Question

Factorize the following:
$$2xy - 3ab + 2bx - 3ay$$

Answer

**step1** Understanding the problem

The given expression is $$2xy - 3ab + 2bx - 3ay$$. We need to factorize this expression, which means writing it as a product of simpler expressions.

**step2** Grouping terms with common factors

To factorize this expression, we look for terms that share common factors. We can rearrange and group the terms as follows:
Group 1: $$2xy$$ and $$2bx$$ (both have $$2x$$ as a common factor).
Group 2: $$-3ab$$ and $$-3ay$$ (both have $$-3a$$ as a common factor).
So, we can write the expression as: $$(2xy + 2bx) + (-3ab - 3ay)$$.

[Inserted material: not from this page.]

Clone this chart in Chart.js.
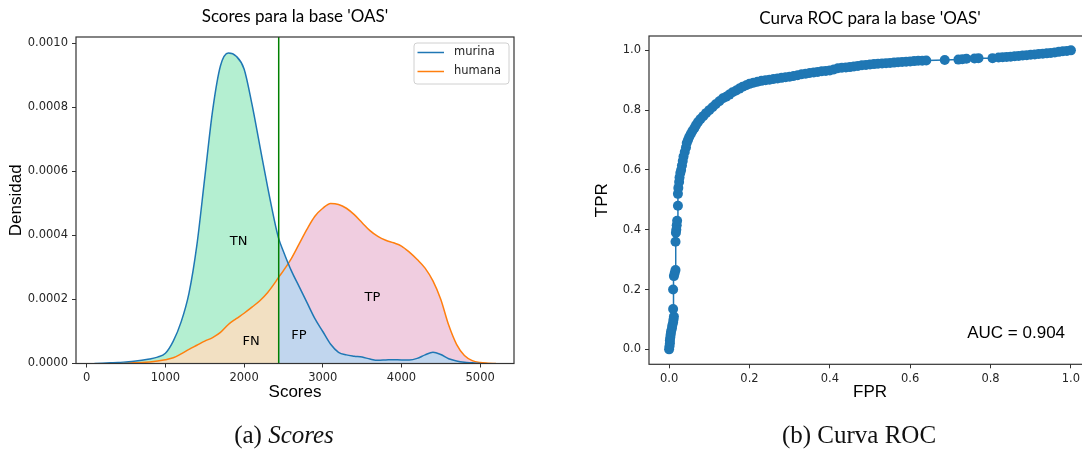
<!DOCTYPE html>
<html>
<head>
<meta charset="utf-8">
<script src="https://cdn.jsdelivr.net/npm/chart.js@4.4.0/dist/chart.umd.min.js"></script>
<style>
html, body { margin: 0; padding: 0; width: 1082px; height: 450px; overflow: hidden; background: #fff; }
.box { position: absolute; top: 0; }
.cap { position: absolute; top: 421px; width: 300px; text-align: center; font-family: 'Liberation Serif', serif; font-size: 25px; color: #111; }
</style>
</head>
<body>
<div class="box" style="left:0"><canvas id="scores" width="540" height="450"></canvas></div>
<div class="box" style="left:540px"><canvas id="roc" width="560" height="450"></canvas></div>
<div class="cap" style="left:134px">(a) <i>Scores</i></div>
<div class="cap" style="left:709px">(b) Curva ROC</div>
<script>
// density curves (kde)
var scores = [100, 200, 300, 400, 500, 600, 700, 800, 900, 1000, 1100, 1200, 1300, 1400, 1500, 1600, 1700, 1800, 1900, 2000,
  2100, 2200, 2300, 2400, 2440, 2500, 2600, 2700, 2800, 2900, 3000, 3100, 3200, 3300, 3400, 3500, 3600, 3700, 3800, 3900,
  4000, 4100, 4200, 4300, 4400, 4500, 4600, 4700, 4800, 4900, 5000, 5100, 5200];
var murina = [0, 0.000001, 0.000002, 0.000003, 0.000005, 0.000007, 0.00001, 0.000014, 0.00002, 0.000032, 0.00007, 0.00013, 0.00022, 0.00037, 0.00058, 0.00079, 0.00093, 0.00097, 0.00096, 0.00092,
  0.00081, 0.00068, 0.00055, 0.00043, 0.00039, 0.00035, 0.00029, 0.00024, 0.00019, 0.00014, 0.0001, 0.00006, 0.000035, 0.000027, 0.000023, 0.00002, 0.000014, 0.00001, 0.000011, 0.000012,
  0.000011, 0.000011, 0.000016, 0.000027, 0.000035, 0.000028, 0.000015, 0.000008, 0.000004, 0.000002, 0, null, null];
var humana = [null, null, null, 0, 0.000001, 0.000002, 0.000003, 0.000005, 0.000008, 0.000012, 0.000018, 0.00003, 0.000044, 0.000057, 0.00007, 0.000081, 0.000097, 0.000122, 0.00014, 0.000157,
  0.000176, 0.000196, 0.000222, 0.000255, 0.00027, 0.00029, 0.000328, 0.000374, 0.00042, 0.00046, 0.000485, 0.0005, 0.000497, 0.000485, 0.000465, 0.00044, 0.000415, 0.000397, 0.000385, 0.000377,
  0.000367, 0.000348, 0.000325, 0.000298, 0.000258, 0.0002, 0.00012, 0.00006, 0.000025, 0.000009, 0.000003, 0.000001, 0];
var threshold = 2440;
var scoreTicks = [0, 1000, 2000, 3000, 4000, 5000];
var densityTicks = [0, 0.0002, 0.0004, 0.0006, 0.0008, 0.001];
var regionNames = ['TN', 'FN', 'FP', 'TP'];
var regionScore = [1931, 2089, 2696, 3632];
var regionDensity = [0.00038, 0.0000675, 0.0000884, 0.000205];

// roc curve points
var rocFpr = [0, 0.001, 0.002, 0.002, 0.003, 0.004, 0.005, 0.007, 0.008, 0.010, 0.011, 0.012,
  0.010, 0.010, 0.012, 0.014, 0.016, 0.016, 0.017, 0.018,
  0.019, 0.020, 0.022, 0.022, 0.023, 0.025, 0.026, 0.028, 0.030, 0.032,
  0.034, 0.036, 0.039, 0.042, 0.044, 0.047, 0.050, 0.054, 0.058, 0.063,
  0.067, 0.072, 0.078, 0.085, 0.092, 0.100, 0.108, 0.116, 0.125, 0.134,
  0.142, 0.150, 0.158, 0.167, 0.175, 0.183, 0.192, 0.200, 0.210, 0.220,
  0.23, 0.24, 0.25, 0.26, 0.27, 0.28, 0.29, 0.30, 0.31, 0.32,
  0.33, 0.34, 0.35, 0.36, 0.37, 0.38, 0.39, 0.40, 0.41, 0.42,
  0.43, 0.44, 0.45, 0.46, 0.47, 0.48, 0.49, 0.50, 0.51, 0.52,
  0.53, 0.54, 0.55, 0.56, 0.57, 0.58, 0.59, 0.60, 0.61, 0.62, 0.63, 0.64,
  0.686, 0.72, 0.73, 0.74, 0.76, 0.77, 0.805, 0.82, 0.83, 0.84,
  0.85, 0.86, 0.87, 0.88, 0.89, 0.90, 0.91, 0.92, 0.93, 0.94, 0.95, 0.96, 0.97, 0.98, 0.99, 1.0];
var rocTpr = [0, 0.01, 0.02, 0.03, 0.04, 0.05, 0.06, 0.07, 0.08, 0.09, 0.10, 0.11,
  0.135, 0.20, 0.245, 0.255, 0.265, 0.36, 0.39, 0.40,
  0.415, 0.43, 0.48, 0.52, 0.54, 0.56, 0.575, 0.59, 0.60, 0.615,
  0.63, 0.645, 0.66, 0.675, 0.69, 0.70, 0.71, 0.72, 0.73, 0.74,
  0.75, 0.76, 0.77, 0.78, 0.79, 0.80, 0.81, 0.82, 0.83, 0.84,
  0.845, 0.852, 0.86, 0.866, 0.872, 0.878, 0.883, 0.888, 0.892, 0.895,
  0.898, 0.90, 0.902, 0.904, 0.906, 0.908, 0.91, 0.912, 0.914, 0.917,
  0.92, 0.922, 0.924, 0.926, 0.928, 0.93, 0.931, 0.933, 0.936, 0.94,
  0.942, 0.943, 0.944, 0.946, 0.948, 0.95, 0.951, 0.953, 0.954, 0.955,
  0.956, 0.957, 0.958, 0.959, 0.96, 0.961, 0.962, 0.963, 0.964, 0.965, 0.965, 0.966,
  0.968, 0.969, 0.97, 0.972, 0.973, 0.974, 0.974, 0.976, 0.977, 0.978,
  0.979, 0.98, 0.981, 0.983, 0.984, 0.985, 0.986, 0.988, 0.989, 0.99, 0.991, 0.993, 0.995, 0.997, 0.998, 1.0];
var rateTicks = [0, 0.2, 0.4, 0.6, 0.8, 1.0];
var auc = 0.904;

var blue = '#1f77b4', orange = '#ff7f0e';
var tickFont = { family: 'DejaVu Sans', size: 11.5 };
var labelFont = { family: 'Liberation Sans', size: 17 };

function part(vals, keep) {
  return scores.map(function (s, i) {
    return { x: s, y: keep(s) ? vals[i] : null };
  });
}
function fillSet(vals, keep, color, order) {
  return { data: part(vals, keep), backgroundColor: color, borderWidth: 0, pointRadius: 0, fill: 'origin', order: order, cubicInterpolationMode: 'monotone' };
}
function axis(ticks, min, max, digits, title, titlePad, fitSize) {
  return {
    type: 'linear', min: min, max: max,
    afterBuildTicks: function (s) { s.ticks = ticks.map(function (v) { return { value: v }; }); },
    afterFit: function (s) { if (s.isHorizontal()) s.height = fitSize; else s.width = fitSize; },
    ticks: { font: tickFont, color: '#262626', padding: 4, maxRotation: 0, autoSkip: false,
      callback: function (v) { return Number(v).toFixed(digits); } },
    grid: { drawOnChartArea: false, drawTicks: true, tickLength: 4, tickColor: '#333', tickWidth: 1 },
    border: { display: false },
    title: { display: true, text: title, font: labelFont, color: '#000', padding: titlePad }
  };
}
function frame(ctx, a) {
  ctx.strokeStyle = '#333';
  ctx.lineWidth = 1.2;
  ctx.strokeRect(a.left, a.top, a.right - a.left, a.bottom - a.top);
}

var scoresText = {
  id: 'scoresText',
  afterDraw: function (chart) {
    var ctx = chart.ctx, a = chart.chartArea, sx = chart.scales.x, sy = chart.scales.y;
    ctx.save();
    frame(ctx, a);
    ctx.fillStyle = '#000';
    ctx.textAlign = 'center';
    ctx.textBaseline = 'middle';
    ctx.font = '17px Lato';
    ctx.fillText("Scores para la base 'OAS'", (a.left + a.right) / 2, 17);
    ctx.font = '13px "DejaVu Sans"';
    regionNames.forEach(function (n, i) {
      ctx.fillText(n, sx.getPixelForValue(regionScore[i]), sy.getPixelForValue(regionDensity[i]));
    });
    // legend box, upper right
    var lx = a.right - 100, ly = a.top + 6, lw = 95, lh = 41;
    ctx.beginPath();
    ctx.roundRect(lx, ly, lw, lh, 3);
    ctx.fillStyle = 'rgba(255,255,255,0.8)';
    ctx.fill();
    ctx.strokeStyle = '#d0d0d0';
    ctx.lineWidth = 1;
    ctx.stroke();
    [['murina', blue], ['humana', orange]].forEach(function (e, i) {
      var yy = ly + 9.5 + i * 19;
      ctx.strokeStyle = e[1];
      ctx.lineWidth = 1.5;
      ctx.beginPath();
      ctx.moveTo(lx + 3.5, yy);
      ctx.lineTo(lx + 30, yy);
      ctx.stroke();
      ctx.fillStyle = '#222';
      ctx.textAlign = 'left';
      ctx.font = '11.5px "DejaVu Sans"';
      ctx.fillText(e[0], lx + 40, yy);
    });
    ctx.restore();
  }
};

var rocText = {
  id: 'rocText',
  afterDraw: function (chart) {
    var ctx = chart.ctx, a = chart.chartArea, sx = chart.scales.x, sy = chart.scales.y;
    ctx.save();
    frame(ctx, a);
    ctx.fillStyle = '#000';
    ctx.textAlign = 'center';
    ctx.textBaseline = 'middle';
    ctx.font = '17px Lato';
    ctx.fillText("Curva ROC para la base 'OAS'", (a.left + a.right) / 2, 19);
    ctx.textAlign = 'left';
    ctx.font = '17px "Liberation Sans"';
    ctx.fillText('AUC = ' + auc.toFixed(3), sx.getPixelForValue(0.742), sy.getPixelForValue(0.054));
    ctx.restore();
  }
};

new Chart(document.getElementById('scores'), {
  type: 'line',
  data: {
    datasets: [
      { data: [{ x: threshold, y: 0 }, { x: threshold, y: 0.00102 }], borderColor: '#008000', borderWidth: 1.5, pointRadius: 0, order: 0 },
      { data: part(murina, function () { return true; }), borderColor: blue, borderWidth: 1.5, pointRadius: 0, order: 1, cubicInterpolationMode: 'monotone' },
      { data: part(humana, function () { return true; }), borderColor: orange, borderWidth: 1.5, pointRadius: 0, order: 1, cubicInterpolationMode: 'monotone' },
      fillSet(humana, function (s) { return s <= threshold; }, '#f2e0c2', 3),
      fillSet(murina, function (s) { return s >= threshold; }, '#c1d6ee', 3),
      fillSet(murina, function (s) { return s <= threshold; }, '#b4efd1', 4),
      fillSet(humana, function (s) { return s >= threshold; }, '#f0cde0', 4)
    ]
  },
  options: {
    responsive: false,
    animation: false,
    layout: { padding: { top: 37, right: 26, left: 0, bottom: 0 } },
    plugins: { legend: { display: false }, tooltip: { enabled: false } },
    scales: {
      x: axis(scoreTicks, -136, 5430, 0, 'Scores', { top: 0, bottom: 47 }, 86.5),
      y: axis(densityTicks, 0, 0.00102, 4, 'Densidad', { top: 6, bottom: 0 }, 76)
    }
  },
  plugins: [scoresText]
});

new Chart(document.getElementById('roc'), {
  type: 'scatter',
  data: {
    datasets: [{
      data: rocFpr.map(function (f, i) { return { x: f, y: rocTpr[i] }; }),
      showLine: true, borderColor: blue, borderWidth: 1.5,
      pointRadius: 5, pointBackgroundColor: blue, pointBorderWidth: 0
    }]
  },
  options: {
    responsive: false,
    animation: false,
    layout: { padding: { top: 36, right: 9, left: 0, bottom: 0 } },
    plugins: { legend: { display: false }, tooltip: { enabled: false } },
    scales: {
      x: axis(rateTicks, -0.05, 1.05, 1, 'FPR', { top: 0, bottom: 47 }, 85.7),
      y: axis(rateTicks, -0.05, 1.048, 1, 'TPR', { top: 52, bottom: 0 }, 109)
    }
  },
  plugins: [rocText]
});
</script>
</body>
</html>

**step3** Factoring out common factors from each group

From the first group, $$(2xy + 2bx)$$, we can factor out the common term $$2x$$:
$$2x(y + b)$$
From the second group, $$(-3ab - 3ay)$$, we can factor out the common term $$-3a$$:
$$-3a(b + y)$$.

**step4** Identifying the common binomial factor

Now the expression looks like this: $$2x(y + b) - 3a(b + y)$$.
Notice that the binomial terms $$(y + b)$$ and $$(b + y)$$ are the same because addition is commutative ($$y + b = b + y$$).
So we can rewrite the expression as: $$2x(y + b) - 3a(y + b)$$.
We now see that $$(y + b)$$ is a common factor in both parts of the expression.

**step5** Factoring out the common binomial factor

Finally, we factor out the common binomial factor $$(y + b)$$ from the entire expression:
$$(y + b)(2x - 3a)$$
Therefore, the factorized form of $$2xy - 3ab + 2bx - 3ay$$ is $$(y + b)(2x - 3a)$$.